Other signatories of the letter include Lisa Landau Carnoy, a former chair of the university’s governing body who has been a major donor.
Another signatory, Sherri Wolf is the current president of the Columbia College Alumni Association, representing thousands of graduates of the liberal arts school.
And it was also signed by a series of members of the Columbia Board of Trustees, which acts as an advisory board to Shafik, and by at least one member of the Senate of Columbia, Jonathan Susman. The Senate selects the trustees and has already demanded a probe into Shafik’s handling of the crisis.
The Columbia Jewish Alumni Association was founded just after the October 7 massacre of hundreds of defenseless Israelis by Hamas terrorists, and amid an upswell of anti-Israel protests on the campus.

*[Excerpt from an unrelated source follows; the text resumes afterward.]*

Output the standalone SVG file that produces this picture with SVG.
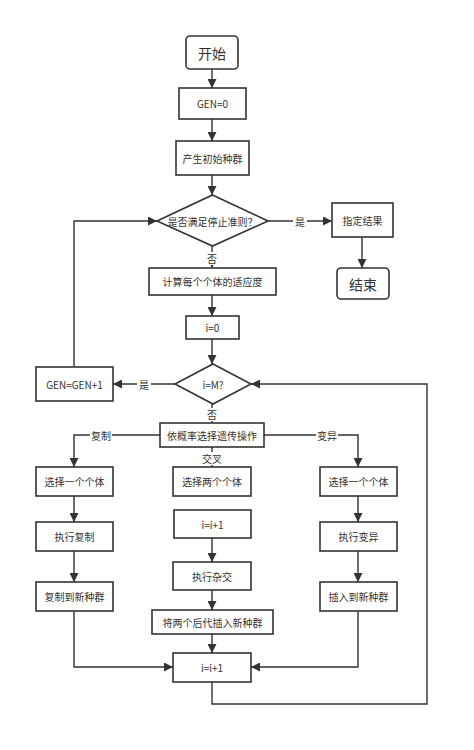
<svg xmlns="http://www.w3.org/2000/svg" width="474" height="750" viewBox="0 0 474 750">
<defs>
<marker id="ah" viewBox="0 0 10 10" refX="10" refY="5" markerWidth="9" markerHeight="9" markerUnits="userSpaceOnUse" orient="auto">
<path d="M0,0 L10,5 L0,10 Z" fill="#333"/>
</marker>
<style>
.n{fill:#fff;stroke:#333;stroke-width:1.6}
.t{font-family:"Noto Sans CJK SC","Noto Sans",sans-serif;font-size:10px;fill:#333;text-anchor:middle;dominant-baseline:central}
.big{font-size:14px}
.c{fill:none;stroke:#333;stroke-width:1.4}
.a{marker-end:url(#ah)}
.lb{fill:#fff}
</style>
</defs>
<rect width="474" height="750" fill="#fff"/>
<g id="connectors">
<path class="c a" d="M212,69 V88"/>
<path class="c a" d="M212,119 V141"/>
<path class="c a" d="M212,175 V195"/>
<path class="c a" d="M268,221 H332"/>
<path class="c a" d="M362,237 V268"/>
<path class="c a" d="M212,246 V268"/>
<path class="c a" d="M212,295 V316"/>
<path class="c a" d="M212,339 V364"/>
<path class="c a" d="M175,384 H113"/>
<path class="c a" d="M74,367 V221 H157"/>
<path class="c" d="M212,404 V423"/>
<path class="c a" d="M160,435 H74 V467"/>
<path class="c a" d="M264,435 H358 V467"/>
<path class="c" d="M212,447 V467"/>
<path class="c a" d="M74,496 V522"/>
<path class="c a" d="M358,496 V522"/>
<path class="c a" d="M212,538 V562"/>
<path class="c a" d="M212,590 V610"/>
<path class="c a" d="M212,634 V653"/>
<path class="c a" d="M74,551 V582"/>
<path class="c a" d="M358,551 V582"/>
<path class="c a" d="M74,611 V667 H173"/>
<path class="c a" d="M358,611 V667 H251"/>
<path class="c a" d="M212,682 V704 H427 V384 H251"/>
<rect class="lb" x="293" y="214" width="14" height="14"/>
<text class="t" x="300" y="221">是</text>
<rect class="lb" x="205" y="252" width="14" height="13"/>
<text class="t" x="212" y="258">否</text>
<rect class="lb" x="137" y="377" width="14" height="14"/>
<text class="t" x="144" y="384">是</text>
<rect class="lb" x="205" y="408" width="14" height="13"/>
<text class="t" x="212" y="414">否</text>
<rect class="lb" x="90" y="429" width="22" height="13"/>
<text class="t" x="101" y="435">复制</text>
<rect class="lb" x="316" y="429" width="22" height="13"/>
<text class="t" x="327" y="435">变异</text>
<rect class="lb" x="201" y="452" width="22" height="13"/>
<text class="t" x="212" y="458">交叉</text>
</g>
<g id="start"><rect class="n" x="186" y="36" width="52" height="33" rx="4"/><text class="t big" x="212" y="52.5">开始</text></g>
<g id="gen0"><rect class="n" x="179" y="88" width="67" height="31"/><text class="t" x="212.5" y="103.5">GEN=0</text></g>
<g id="init"><rect class="n" x="176" y="141" width="73" height="34"/><text class="t" x="212.5" y="158">产生初始种群</text></g>
<g id="stopcheck"><path class="n" d="M212.5,195 L268,221 L212.5,246 L157,221 Z"/><text class="t" x="212.5" y="221">是否满足停止准则？</text></g>
<g id="result"><rect class="n" x="332" y="203" width="61" height="34"/><text class="t" x="362.5" y="220">指定结果</text></g>
<g id="end"><rect class="n" x="337" y="268" width="52" height="31" rx="4"/><text class="t big" x="363" y="283.5">结束</text></g>
<g id="fitness"><rect class="n" x="149" y="268" width="127" height="27"/><text class="t" x="212.5" y="281.5">计算每个个体的适应度</text></g>
<g id="i0"><rect class="n" x="186" y="316" width="53" height="23"/><text class="t" x="212.5" y="327.5">i=0</text></g>
<g id="imcheck"><path class="n" d="M213,364 L251,384 L213,404 L175,384 Z"/><text class="t" x="213" y="384">i=M?</text></g>
<g id="genplus"><rect class="n" x="36" y="367" width="77" height="34"/><text class="t" x="74.5" y="384">GEN=GEN+1</text></g>
<g id="select_op"><rect class="n" x="160" y="423" width="104" height="24"/><text class="t" x="212" y="435">依概率选择遗传操作</text></g>
<g id="sel1l"><rect class="n" x="36" y="467" width="77" height="29"/><text class="t" x="74.5" y="481.5">选择一个个体</text></g>
<g id="sel2"><rect class="n" x="173" y="467" width="78" height="29"/><text class="t" x="212" y="481.5">选择两个个体</text></g>
<g id="sel1r"><rect class="n" x="320" y="467" width="77" height="29"/><text class="t" x="358.5" y="481.5">选择一个个体</text></g>
<g id="iinc1"><rect class="n" x="174" y="510" width="77" height="28"/><text class="t" x="212.5" y="524">i=i+1</text></g>
<g id="copy"><rect class="n" x="36" y="522" width="77" height="29"/><text class="t" x="74.5" y="536.5">执行复制</text></g>
<g id="mutate"><rect class="n" x="320" y="522" width="77" height="29"/><text class="t" x="358.5" y="536.5">执行变异</text></g>
<g id="cross"><rect class="n" x="173" y="562" width="78" height="28"/><text class="t" x="212" y="576">执行杂交</text></g>
<g id="copynew"><rect class="n" x="36" y="582" width="77" height="29"/><text class="t" x="74.5" y="596.5">复制到新种群</text></g>
<g id="insnew"><rect class="n" x="320" y="582" width="77" height="29"/><text class="t" x="358.5" y="596.5">插入到新种群</text></g>
<g id="offspring"><rect class="n" x="152" y="610" width="121" height="24"/><text class="t" x="212.5" y="622">将两个后代插入新种群</text></g>
<g id="iinc2"><rect class="n" x="173" y="653" width="78" height="29"/><text class="t" x="212" y="667.5">i=i+1</text></g>
</svg>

Hedge fund billionaire Leon Cooperman, who has vehemently criticized the Columbia riots in the past told The Post that administrators have themselves to blame for the “anarchy.”
“I’ve said it before, but I think these kids have sh–t for brains,” said Cooperman, a graduate of Columbia Business School in 1967.
“What we are seeing on campus is blatant antisemitism.” he continued. “These kids should be ashamed of themselves. They’re stupid.”
However, Cooperman, who is of Polish-Jewish origin, said he is is not pulling his donations from Columbia Business School, drawing a distinction between it and the rest of the university.
He has donated more than $50 million to the school, including a $25 million grant in 2012 for construction of a new facility in Manhattanville, north of the university’s main campus.
“The university has to deal with this now,” he told The Post. “There are too many left-wing professors at the school.”
The school’s press department did not return a request for comment Tuesday.